News Category: Breaking News
Article by Kanchan, News Team Contributor
On August 18th, Rep. Eric Swalwell discussed the latest efforts to cut government funding for the U.S. Postal Service in front of a small gathering at the Dublin Post Office. Along with addressing their concerns, he also raised awareness about the suppression of mail-in votes during the 2020 election season.
“People are hurting in this pandemic,” Swalwell said. “Californians are going into another hot, hot summer – another fire season. The last thing we should have to deal with or worry is the reliability of one of America’s most trusted resources, the Postal Service.”
Among the sign-bearing locals were a handful of teenagers holding boxes of surgical masks and plastic face shields. As the crowd convened in front of the Post Office, they offered them protective gear. These Bay Area high schoolers were all part of Break the Outbreak (BTOB) — a youth nonprofit dedicated to providing communities across the United States with Personal Protective Equipment (PPE).

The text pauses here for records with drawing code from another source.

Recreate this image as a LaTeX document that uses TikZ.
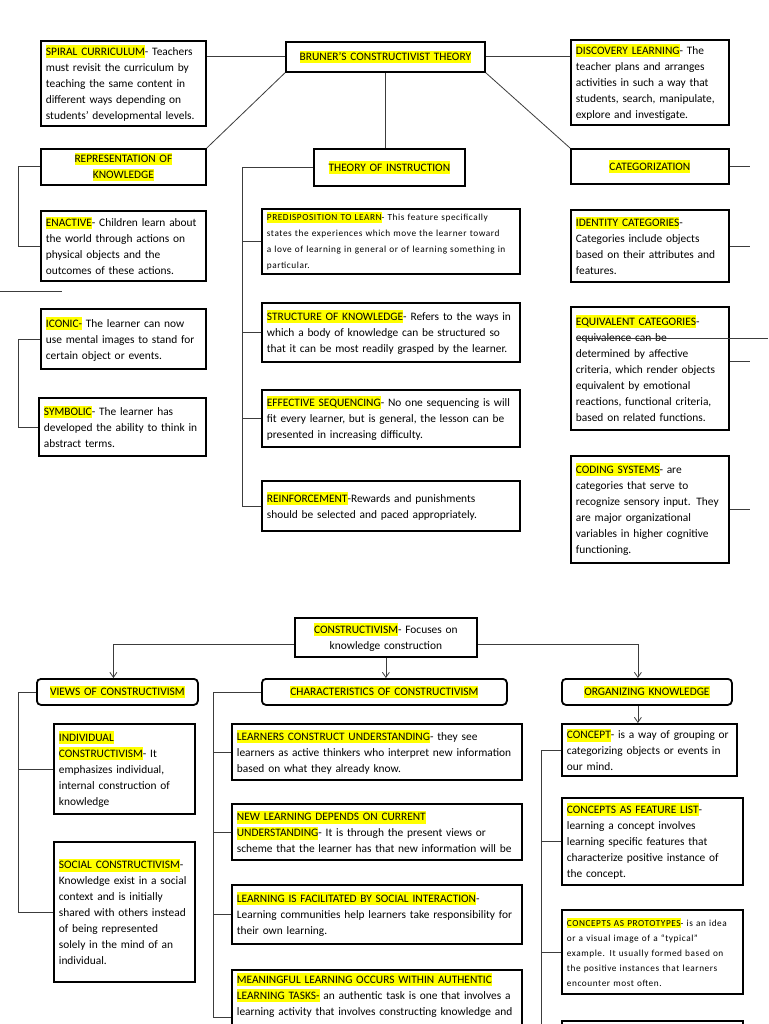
\documentclass[tikz,border=0pt]{standalone}
\usepackage{fontspec}
\setmainfont{Carlito}
\newfontfamily\smallfam[LetterSpace=6]{Carlito}
\usetikzlibrary{arrows.meta}
\definecolor{hlyellow}{RGB}{255,255,0}
\definecolor{linkgray}{RGB}{60,60,60}
\newcommand\bodyfont{\fontsize{11.4}{16}\selectfont}
\newcommand\smallfont{\smallfam\fontsize{9.3}{16}\selectfont}
\newcommand\protofont{\smallfam\fontsize{9.3}{15}\selectfont}
\newcommand\hlt[1]{\leavevmode\setbox0\hbox{#1}\rlap{\color{hlyellow}\rule[-0.22em]{\wd0}{1.12em}}\box0\relax}

\begin{document}
\begin{tikzpicture}[x=1pt,y=-1pt,
  box/.style={draw=black, line width=1.8pt, fill=white, anchor=north west, align=left,
    inner xsep=5pt, inner ysep=3pt, font=\bodyfont, text width=#1pt},
  midbox/.style={box=#1, align=center},
  roundbox/.style={midbox=#1, rounded corners=4pt},
  link/.style={draw=linkgray, line width=0.8pt},
  arrowlink/.style={link, -{Straight Barb[length=5pt,width=7pt]}}]
\useasboundingbox[fill=white] (0,0) rectangle (768,1024);
\clip (0,0) rectangle (768,1024);

\node[box=155, minimum height=85pt] (spiral) at (40,40) {\hlt{SPIRAL CURRICULUM}- Teachers\\ must revisit the curriculum by\\ teaching the same content in\\ different ways depending on\\ students’ developmental levels.};
\node[midbox=189, minimum height=30pt] (bruner) at (285,41) {\hlt{BRUNER’S CONSTRUCTIVIST THEORY}};
\node[box=148, minimum height=85pt] (discovery) at (570,39) {\hlt{DISCOVERY LEARNING}- The\\ teacher plans and arranges\\ activities in such a way that\\ students, search, manipulate,\\ explore and investigate.};
\node[midbox=155, minimum height=36pt] (repr) at (40,148) {\hlt{REPRESENTATION OF}\\ \hlt{KNOWLEDGE}};
\node[midbox=141, minimum height=37pt] (theory) at (313,148) {\hlt{THEORY OF INSTRUCTION}};
\node[midbox=148, minimum height=35pt] (categ) at (570,148) {\hlt{CATEGORIZATION}};
\node[box=155, minimum height=70pt] (enactive) at (40,210) {\hlt{ENACTIVE}- Children learn about\\ the world through actions on\\ physical objects and the\\ outcomes of these actions.};
\node[box=155, minimum height=60pt] (iconic) at (40,308) {\hlt{ICONIC-} The learner can now\\ use mental images to stand for\\ certain object or events.};
\node[box=157, minimum height=58pt] (symbolic) at (38,397) {\hlt{SYMBOLIC}- The learner has\\ developed the ability to think in\\ abstract terms.};
\node[box=248, minimum height=65pt, font=\smallfont] (predis) at (261,208) {\hlt{PREDISPOSITION TO LEARN}- This feature specifically\\ states the experiences which move the learner toward\\ a love of learning in general or of learning something in\\ particular.};
\node[box=248, minimum height=59pt] (struct) at (261,302) {\hlt{STRUCTURE OF KNOWLEDGE}- Refers to the ways in\\ which a body of knowledge can be structured so\\ that it can be most readily grasped by the learner.};
\node[box=248, minimum height=57pt] (effseq) at (261,389) {\hlt{EFFECTIVE SEQUENCING}- No one sequencing is will\\ fit every learner, but is general, the lesson can be\\ presented in increasing difficulty.};
\node[box=248, minimum height=50pt] (reinf) at (261,480) {\hlt{REINFORCEMENT}-Rewards and punishments\\ should be selected and paced appropriately.};
\node[box=148, minimum height=72pt] (identity) at (570,209) {\hlt{IDENTITY CATEGORIES}-\\ Categories include objects\\ based on their attributes and\\ features.};
\node[box=148, minimum height=123pt] (equiv) at (570,306) {\hlt{EQUIVALENT CATEGORIES}-\\ equivalence can be\\ determined by affective\\ criteria, which render objects\\ equivalent by emotional\\ reactions, functional criteria,\\ based on related functions.};
\node[box=148, minimum height=107pt] (coding) at (570,455) {\hlt{CODING SYSTEMS}- are\\ categories that serve to\\ recognize sensory input. They\\ are major organizational\\ variables in higher cognitive\\ functioning.};

\draw[link] (bruner.west) -- (bruner.west -| spiral.east);
\draw[link] (bruner.east) -- (bruner.east -| discovery.west);
\draw[link] (bruner.south west) -- (repr.north east);
\draw[link] (bruner.south east) -- (categ.north west);
\draw[link] (bruner.south) -- (bruner.south |- theory.north);
\draw[link] (repr.west) -| ([xshift=-22pt]enactive.west) -- (enactive.west);
\draw[link] (iconic.west) -- ++(-22,0) |- (symbolic.west);
\foreach \n in {predis,struct,effseq,reinf}
  \draw[link] (theory.west) -| ([xshift=-19pt]\n.west) -- (\n.west);
\draw[link] (categ.east) -- ++(20,0);
\draw[link] (identity.east) -- ++(20,0);
\draw[link] ([xshift=6pt,yshift=30pt]equiv.west) -- ++(192,0);
\draw[link] ([yshift=7pt]equiv.east) -- ++(20,0);
\draw[link] (coding.east) -- ++(20,0);
\draw[link] (0,291) -- (62,291);

\node[midbox=172, minimum height=39pt] (constr) at (294,617) {\hlt{CONSTRUCTIVISM}- Focuses on\\ knowledge construction};
\node[roundbox=151, minimum height=26pt] (views) at (36,678) {\hlt{VIEWS OF CONSTRUCTIVISM}};
\node[roundbox=235, minimum height=26pt] (char) at (261,678) {\hlt{CHARACTERISTICS OF CONSTRUCTIVISM}};
\node[roundbox=160, minimum height=26pt] (org) at (561,678) {\hlt{ORGANIZING KNOWLEDGE}};
\node[box=131, minimum height=90pt] (indiv) at (53,723) {\hlt{INDIVIDUAL}\\ \hlt{CONSTRUCTIVISM}- It\\ emphasizes individual,\\ internal construction of\\ knowledge};
\node[box=131, minimum height=140pt] (social) at (53,841) {\hlt{SOCIAL CONSTRUCTIVISM}-\\ Knowledge exist in a social\\ context and is initially\\ shared with others instead\\ of being represented\\ solely in the mind of an\\ individual.};
\node[box=280, minimum height=56pt] (learners) at (231,723) {\hlt{LEARNERS CONSTRUCT UNDERSTANDING}- they see\\ learners as active thinkers who interpret new information\\ based on what they already know.};
\node[box=280, minimum height=56pt] (newlearn) at (231,803) {\hlt{NEW LEARNING DEPENDS ON CURRENT}\\ \hlt{UNDERSTANDING}- It is through the present views or\\ scheme that the learner has that new information will be};
\node[box=280, minimum height=59pt] (facil) at (231,884) {\hlt{LEARNING IS FACILITATED BY SOCIAL INTERACTION}-\\ Learning communities help learners take responsibility for\\ their own learning.};
\node[box=280] (meaning) at (231,969) {\hlt{MEANINGFUL LEARNING OCCURS WITHIN AUTHENTIC}\\ \hlt{LEARNING TASKS-} an authentic task is one that involves a\\ learning activity that involves constructing knowledge and\\ \mbox{}};
\node[box=165, minimum height=52pt] (concept) at (561,723) {\hlt{CONCEPT}- is a way of grouping or\\ categorizing objects or events in\\ our mind.};
\node[box=171, minimum height=87pt] (feature) at (561,797) {\hlt{CONCEPTS AS FEATURE LIST}-\\ learning a concept involves\\ learning specific features that\\ characterize positive instance of\\ the concept.};
\node[box=171, minimum height=84pt, font=\protofont] (proto) at (561,909) {\hlt{CONCEPTS AS PROTOTYPES}- is an idea\\ or a visual image of a “typical”\\ example. It usually formed based on\\ the positive instances that learners\\ encounter most often.};
\node[box=171, minimum height=30pt] (nextbox) at (561,1020) {};

\coordinate (orgfoot) at ([xshift=-9pt]org.south);
\draw[arrowlink] ([yshift=-7pt]constr.west) -| ([xshift=-4pt]views.north);
\draw[arrowlink] (constr.south) -- (constr.south |- char.north);
\draw[arrowlink] ([yshift=-7pt]constr.east) -| ([xshift=-9pt]org.north);
\draw[arrowlink] (orgfoot) -- (orgfoot |- concept.north);
\foreach \n in {indiv,social}
  \draw[link] (views.west) -| ([xshift=-35pt]\n.west) -- (\n.west);
\foreach \n in {learners,newlearn,facil}
  \draw[link] (char.west) -| ([xshift=-18pt]\n.west) -- (\n.west);
\draw[link] (char.west) -| ([xshift=-18pt,yshift=-48pt]meaning.north west) -- ([yshift=-48pt]meaning.north west);
\foreach \n in {feature,proto,nextbox}
  \draw[link] (concept.west) -| ([xshift=-20pt]\n.west) -- (\n.west);
\end{tikzpicture}
\end{document}
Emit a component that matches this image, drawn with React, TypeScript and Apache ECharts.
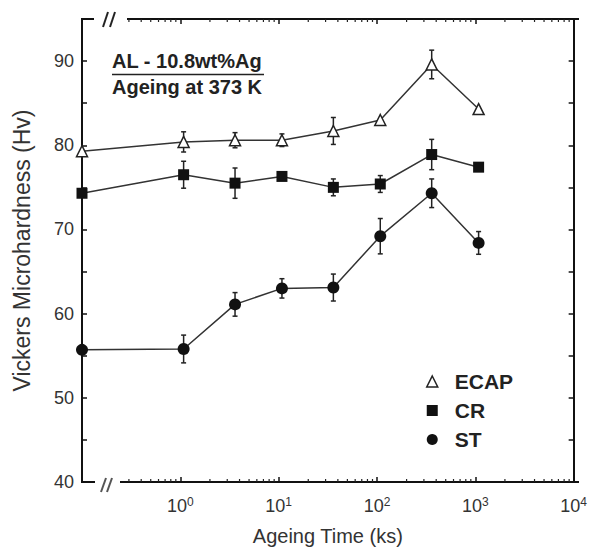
import React, { useEffect, useRef } from "react";
import * as echarts from "echarts";

// Ageing time (ks)
const times = [0.1, 1.08, 3.6, 10.8, 36, 108, 360, 1080];
// Vickers microhardness (Hv)
const ecap = [79.3, 80.4, 80.6, 80.6, 81.7, 83.0, 89.6, 84.3];
const ecapErr = [0, 1.2, 0.9, 0.75, 1.6, 0, 1.7, 0];
const cr = [74.3, 76.5, 75.5, 76.3, 75.0, 75.4, 78.9, 77.4];
const crErr = [0, 1.6, 1.8, 0, 1.0, 1.0, 1.8, 0];
const st = [55.7, 55.8, 61.1, 63.0, 63.1, 69.2, 74.3, 68.4];
const stErr = [0, 1.65, 1.4, 1.15, 1.6, 2.1, 1.7, 1.35];
const minorTickValues = [
  0.3, 0.4, 0.5, 0.6, 0.7, 0.8, 0.9,
  2, 3, 4, 5, 6, 7, 8, 9,
  20, 30, 40, 50, 60, 70, 80, 90,
  200, 300, 400, 500, 600, 700, 800, 900,
  2000, 3000, 4000, 5000, 6000, 7000, 8000, 9000,
];
const legendNames = ["ECAP", "CR", "ST"];
const noteLines = ["AL - 10.8wt%Ag", "Ageing at 373 K"];

const FONT = "Liberation Sans, Arial, sans-serif";
const L = 82, R = 578, T = 19, B = 482;
const W = 590, H = 552;

function errData(vals: number[], errs: number[]) {
  return times
    .map((t, i) => [t, vals[i] - errs[i], vals[i] + errs[i]])
    .filter((d, i) => errs[i] > 0);
}

const errRender = (params: any, api: any) => {
  const x = api.value(0);
  const lo = api.coord([x, api.value(1)]);
  const hi = api.coord([x, api.value(2)]);
  const w = 2.5;
  const st = { stroke: "#222", lineWidth: 1.5 };
  return {
    type: "group",
    children: [
      { type: "line", shape: { x1: lo[0], y1: lo[1], x2: hi[0], y2: hi[1] }, style: st },
      { type: "line", shape: { x1: lo[0] - w, y1: lo[1], x2: lo[0] + w, y2: lo[1] }, style: st },
      { type: "line", shape: { x1: hi[0] - w, y1: hi[1], x2: hi[0] + w, y2: hi[1] }, style: st },
    ],
  };
};

const minorRender = (params: any, api: any) => {
  const cs = params.coordSys;
  const p = api.coord([api.value(0), 50]);
  const yb = cs.y + cs.height;
  const yt = cs.y;
  const st = { stroke: "#222", lineWidth: 1.2 };
  return {
    type: "group",
    children: [
      { type: "line", shape: { x1: p[0], y1: yb, x2: p[0], y2: yb - 3 }, style: st },
      { type: "line", shape: { x1: p[0], y1: yt, x2: p[0], y2: yt + 3 }, style: st },
    ],
  };
};

export default function App() {
  const ref = useRef<HTMLDivElement>(null);
  useEffect(() => {
    if (!ref.current) return;
    const chart = echarts.init(ref.current, undefined, { renderer: "svg" });
    const axisLineStyle = { color: "#111", width: 2 };
    const xLabel = (v: number) => {
      const e = Math.round(Math.log10(v));
      if (e < 0) return "";
      return `{b|10}{s|${e}}`;
    };
    const option: any = {
      animation: false,
      backgroundColor: "#fff",
      textStyle: { fontFamily: FONT },
      grid: { left: L, right: W - R, top: T, bottom: H - B, containLabel: false },
      xAxis: [
        {
          type: "log",
          logBase: 10,
          min: 0.1,
          max: 10000,
          position: "bottom",
          name: "Ageing Time (ks)",
          nameLocation: "middle",
          nameGap: 44,
          nameTextStyle: { fontFamily: FONT, fontSize: 20, color: "#333" },
          axisLine: { show: false },
          axisTick: { show: true, inside: true, length: 5, lineStyle: { color: "#111", width: 1.5 } },
          splitLine: { show: false },
          minorTick: { show: false },
          axisLabel: {
            margin: 14,
            formatter: xLabel,
            rich: {
              b: { fontFamily: FONT, fontSize: 18, color: "#333", lineHeight: 20 },
              s: { fontFamily: FONT, fontSize: 12, color: "#333", verticalAlign: "top", lineHeight: 12 },
            },
          },
        },
        {
          type: "log",
          logBase: 10,
          min: 0.1,
          max: 10000,
          position: "top",
          axisLine: { show: false },
          axisTick: { show: true, inside: true, length: 5, lineStyle: { color: "#111", width: 1.5 } },
          axisLabel: { show: false },
          splitLine: { show: false },
        },
      ],
      yAxis: [
        {
          type: "value",
          min: 40,
          max: 95,
          interval: 5,
          position: "left",
          name: "Vickers Microhardness (Hv)",
          nameLocation: "middle",
          nameGap: 49,
          nameTextStyle: { fontFamily: FONT, fontSize: 23, color: "#333" },
          axisLine: { show: true, lineStyle: axisLineStyle },
          axisTick: { show: true, inside: true, length: 5, lineStyle: { color: "#111", width: 1.5 } },
          splitLine: { show: false },
          axisLabel: {
            margin: 8,
            fontFamily: FONT,
            fontSize: 18,
            color: "#333",
            formatter: (v: number) => (v % 10 === 0 ? String(v) : ""),
          },
        },
        {
          type: "value",
          min: 40,
          max: 95,
          interval: 5,
          position: "right",
          axisLine: { show: true, lineStyle: axisLineStyle },
          axisTick: { show: true, inside: true, length: 5, lineStyle: { color: "#111", width: 1.5 } },
          splitLine: { show: false },
          axisLabel: { show: false },
        },
      ],
      legend: {
        orient: "vertical",
        left: 421,
        top: 366,
        itemWidth: 11,
        itemHeight: 11,
        itemGap: 8,
        textStyle: { fontFamily: FONT, fontSize: 21, fontWeight: "bold", color: "#222", padding: [0, 0, 0, 12] },
        data: [
          { name: legendNames[0], icon: "triangle", itemStyle: { color: "#fff", borderColor: "#222", borderWidth: 1.5 } },
          { name: legendNames[1], icon: "rect", itemStyle: { color: "#111", borderWidth: 0 } },
          { name: legendNames[2], icon: "circle", itemStyle: { color: "#111", borderWidth: 0 } },
        ],
      },
      graphic: [
        // bottom axis line with break
        { type: "line", shape: { x1: L - 1, y1: B, x2: L + 13, y2: B }, style: { stroke: "#111", lineWidth: 2 } },
        { type: "line", shape: { x1: L + 19, y1: B + 10, x2: L + 24, y2: B - 4 }, style: { stroke: "#555", lineWidth: 2 } },
        { type: "line", shape: { x1: L + 25, y1: B + 10, x2: L + 30, y2: B - 4 }, style: { stroke: "#555", lineWidth: 2 } },
        { type: "line", shape: { x1: L + 38, y1: B, x2: R + 1, y2: B }, style: { stroke: "#111", lineWidth: 2 } },
        // top axis line with break
        { type: "line", shape: { x1: L - 1, y1: T, x2: L + 12, y2: T }, style: { stroke: "#111", lineWidth: 2 } },
        { type: "line", shape: { x1: L + 21, y1: T + 8, x2: L + 26, y2: T - 7 }, style: { stroke: "#222", lineWidth: 2 } },
        { type: "line", shape: { x1: L + 28, y1: T + 8, x2: L + 33, y2: T - 7 }, style: { stroke: "#222", lineWidth: 2 } },
        { type: "line", shape: { x1: L + 45, y1: T, x2: R + 1, y2: T }, style: { stroke: "#111", lineWidth: 2 } },
        // annotation
        {
          type: "text",
          left: 112,
          top: 51,
          style: { text: noteLines[0], font: `bold 20px ${FONT}`, fill: "#222" },
        },
        { type: "line", shape: { x1: 112, y1: 74.5, x2: 264, y2: 74.5 }, style: { stroke: "#222", lineWidth: 1.5 } },
        {
          type: "text",
          left: 112,
          top: 77,
          style: { text: noteLines[1], font: `bold 20px ${FONT}`, fill: "#222" },
        },
      ],
      series: [
        {
          type: "custom",
          name: "minor",
          silent: true,
          renderItem: minorRender,
          data: minorTickValues.map((v) => [v]),
          encode: { x: 0 },
          z: 1,
        },
        { type: "custom", name: "ecapErr", silent: true, renderItem: errRender, data: errData(ecap, ecapErr), encode: { x: 0, y: [1, 2] }, z: 2 },
        { type: "custom", name: "crErr", silent: true, renderItem: errRender, data: errData(cr, crErr), encode: { x: 0, y: [1, 2] }, z: 2 },
        { type: "custom", name: "stErr", silent: true, renderItem: errRender, data: errData(st, stErr), encode: { x: 0, y: [1, 2] }, z: 2 },
        {
          type: "line",
          name: legendNames[0],
          data: times.map((t, i) => [t, ecap[i]]),
          symbol: "triangle",
          symbolSize: 11,
          showAllSymbol: true,
          lineStyle: { color: "#333", width: 1.5 },
          itemStyle: { color: "#fff", borderColor: "#222", borderWidth: 1.5 },
          z: 3,
        },
        {
          type: "line",
          name: legendNames[1],
          data: times.map((t, i) => [t, cr[i]]),
          symbol: "rect",
          symbolSize: 11,
          showAllSymbol: true,
          lineStyle: { color: "#333", width: 1.5 },
          itemStyle: { color: "#111", borderWidth: 0 },
          z: 3,
        },
        {
          type: "line",
          name: legendNames[2],
          data: times.map((t, i) => [t, st[i]]),
          symbol: "circle",
          symbolSize: 12,
          showAllSymbol: true,
          lineStyle: { color: "#333", width: 1.5 },
          itemStyle: { color: "#111", borderWidth: 0 },
          z: 3,
        },
      ],
    };
    chart.setOption(option);
    return () => chart.dispose();
  }, []);
  return <div ref={ref} style={{ width: W, height: H, position: "absolute", left: 0, top: 0 }} />;
}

BTOB began as a small operation to protect essential workers of the food industry. A few teens from Dublin High created a website, now managed by rising senior and Executive Director of Technology Prahalad Chari, to consolidate local requests for supplies and resources amid the pandemic.
Within a few months, however, the operation transformed into a sprawling 501 (c)(3) organization with chapters in over 30 cities.
“It is our responsibility, as young people, to ensure that COVID-19 does not endanger more members of our community,” says Break the Outbreak founder and CEO Sky Yang.
The organization first gained traction among Dublin’s restaurants and farmers’ markets, but that wasn’t enough for Yang. He developed teams in San Ramon, Livermore, Beverly Hills and beyond, offering free PPE to nearly every city in the Bay Area.
“And just like that, Break the Outbreak spread like wildfire,” said BTOB Director of Media Outreach Kanchan Naik. “Teens everywhere want to make a difference, and will.”
After meeting with Swalwell, Break the Outbreak teens stood in solidarity with Dublin natives, cheering in support of the U.S. Postal Service. Swalwell commended the organization’s commitment to civic engagement amid the pandemic.
“Their group already has 37 chapters in 15 states from coast to coast,” Swalwell said. “[They’re] rallying young people to step up and save lives in our nation’s time of need.”